Cliff dwelling is the general archaeological term for dwellings formed by using niches or caves in high cliffs, with more or less excavation or with additions in the way of masonry.
Two special sorts of cliff-dwelling are distinguished by archaeologists;
the cliff-house, which is actually built on levels in the cliff, and
the cavate, which is dug out, by using natural recesses or openings.
Rock-cut architecture generally refers to rather grander temples, but also tombs, cut into living rock, although for example the Ajanta Caves in India, of the 2nd century BCE to 5th century CE, probably housed several hundred Buddhist monks, and are cut into a cliff, as are the Mogao Caves in China.
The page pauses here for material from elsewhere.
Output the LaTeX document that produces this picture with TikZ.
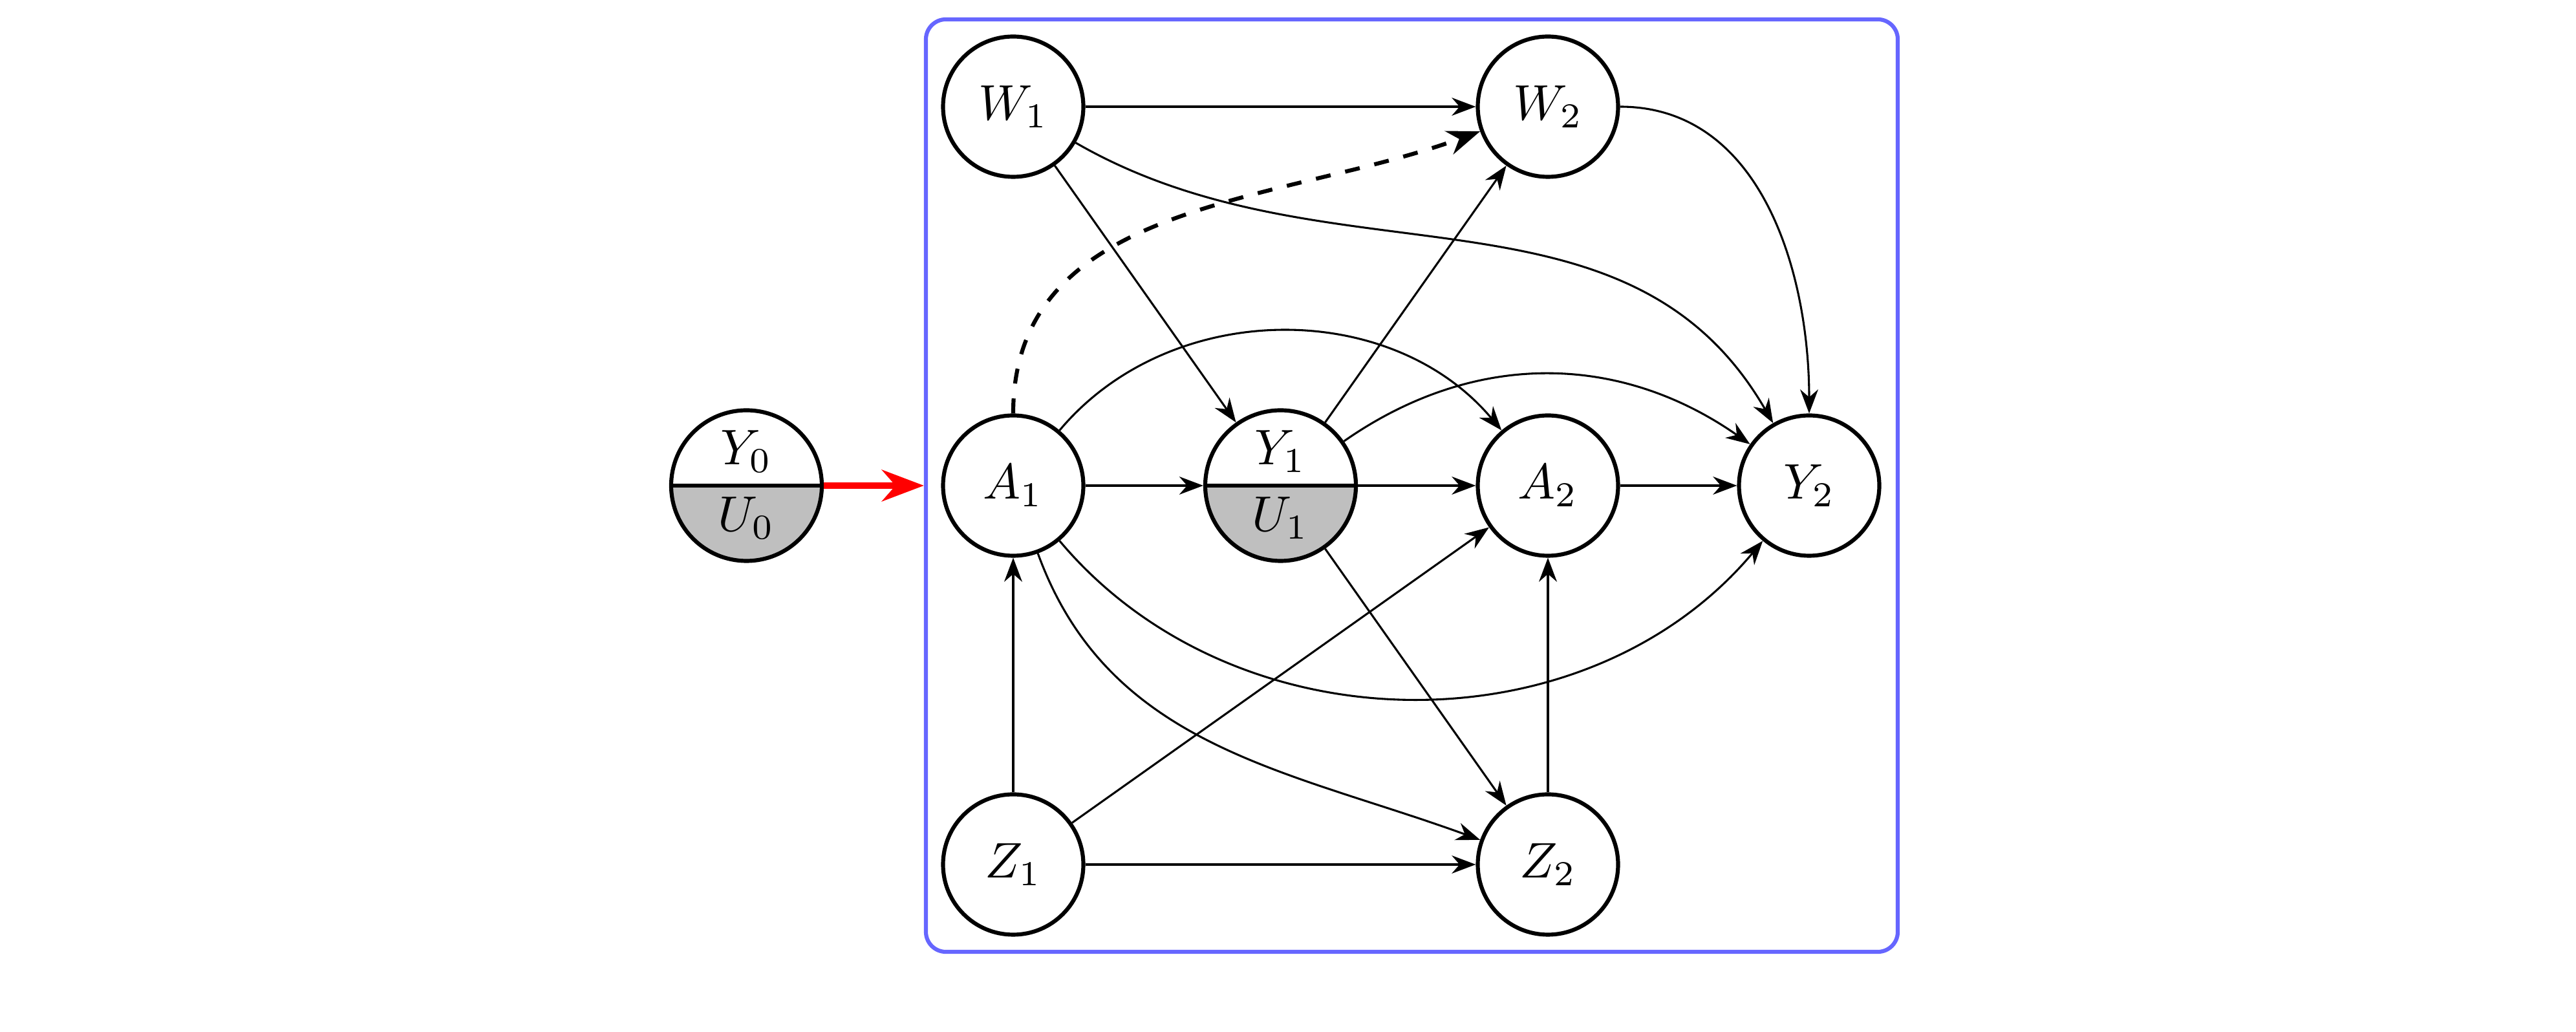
\documentclass[tikz,border=0pt]{standalone}
\usetikzlibrary{arrows.meta,calc}
\begin{document}
\begin{tikzpicture}[
  dag/.style={circle,draw,thick,fill=white,minimum size=0.9864cm,inner sep=0pt},
  splitn/.style={circle,draw,thick,minimum size=1.059cm,inner sep=0pt},
  halffill/.style={fill=gray!50},
  arr/.style={-Stealth},
  framebox/.style={draw=blue!60,thick,rounded corners=4pt,minimum width=6.832cm,minimum height=6.555cm,inner sep=0pt}
]
\useasboundingbox (0,0) rectangle (18.1091,7.2545);
% frame
\node[framebox] (box) at (9.925,3.8409) {};
% split-node half fills
\coordinate (y0c) at (5.2477,3.8409);
\coordinate (y1c) at (9.0023,3.8409);
\fill[halffill] ($(y0c)+(-0.5295cm,0)$) arc[start angle=180,end angle=360,radius=0.5295cm] -- cycle;
\fill[halffill] ($(y1c)+(-0.5295cm,0)$) arc[start angle=180,end angle=360,radius=0.5295cm] -- cycle;
% nodes
\node[splitn] (Y0) at (y0c) {};
\node[splitn] (Y1) at (y1c) {};
\draw[thick] (Y0.west) -- (Y0.east);
\draw[thick] (Y1.west) -- (Y1.east);
\node[anchor=base,inner sep=0pt] (Y0t) at (5.2477,3.9864) {$Y_0$};
\node[anchor=base,inner sep=0pt] (U0t) at (5.2477,3.5182) {$U_0$};
\node[anchor=base,inner sep=0pt] (Y1t) at (9.0023,3.9864) {$Y_1$};
\node[anchor=base,inner sep=0pt] (U1t) at (9.0023,3.5182) {$U_1$};
\node[dag] (W1) at (7.1227,6.5045) {$W_1$};
\node[dag] (W2) at (10.8818,6.5045) {$W_2$};
\node[dag] (A1) at (7.1227,3.8409) {$A_1$};
\node[dag] (A2) at (10.8818,3.8409) {$A_2$};
\node[dag] (Y2) at (12.7182,3.8409) {$Y_2$};
\node[dag] (Z1) at (7.1227,1.1773) {$Z_1$};
\node[dag] (Z2) at (10.8818,1.1773) {$Z_2$};
% red arrow
\draw[red,very thick,-Stealth] (Y0.east) -- (box.west);
% edges
\draw[arr] (W1) -- (W2);
\draw[arr] (W1) to[out=-30,in=120] (Y2);
\draw[arr] (W1) -- (Y1);
\draw[arr,thick,dashed] (A1) to[out=90,in=200] (W2);
\draw[arr] (A1) -- (Y1);
\draw[arr] (A1) to[out=50,in=130] (A2);
\draw[arr] (A1) to[out=-50,in=-130] (Y2);
\draw[arr] (A1) to[out=-70,in=160] (Z2);
\draw[arr] (Y1) -- (W2);
\draw[arr] (Y1) -- (A2);
\draw[arr] (Y1) to[out=35,in=145] (Y2);
\draw[arr] (Y1) -- (Z2);
\draw[arr] (Z1) -- (A1);
\draw[arr] (Z1) -- (A2);
\draw[arr] (Z1) -- (Z2);
\draw[arr] (Z2) -- (A2);
\draw[arr] (A2) -- (Y2);
\draw[arr] (W2) to[out=0,in=90] (Y2);
\end{tikzpicture}
\end{document}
Some of the most famous cliff-dwellings are those in North America, particularly among the canyons of the southwest, in Arizona, New Mexico, Utah, Colorado and Chihuahua in Mexico, some of which are still used by Native Americans. There has been considerable discussion as to their antiquity, but modern research finds no definite justification for assigning them to a distinct primitive race, or farther back than the ancestors of the modern Pueblo people. The area in which they occur coincides with that in which other traces of the Pueblo tribes have been found. The niches which were used are often of considerable size, occurring in cliffs to a thousand feet in height, and approached by rock steps or log ladders.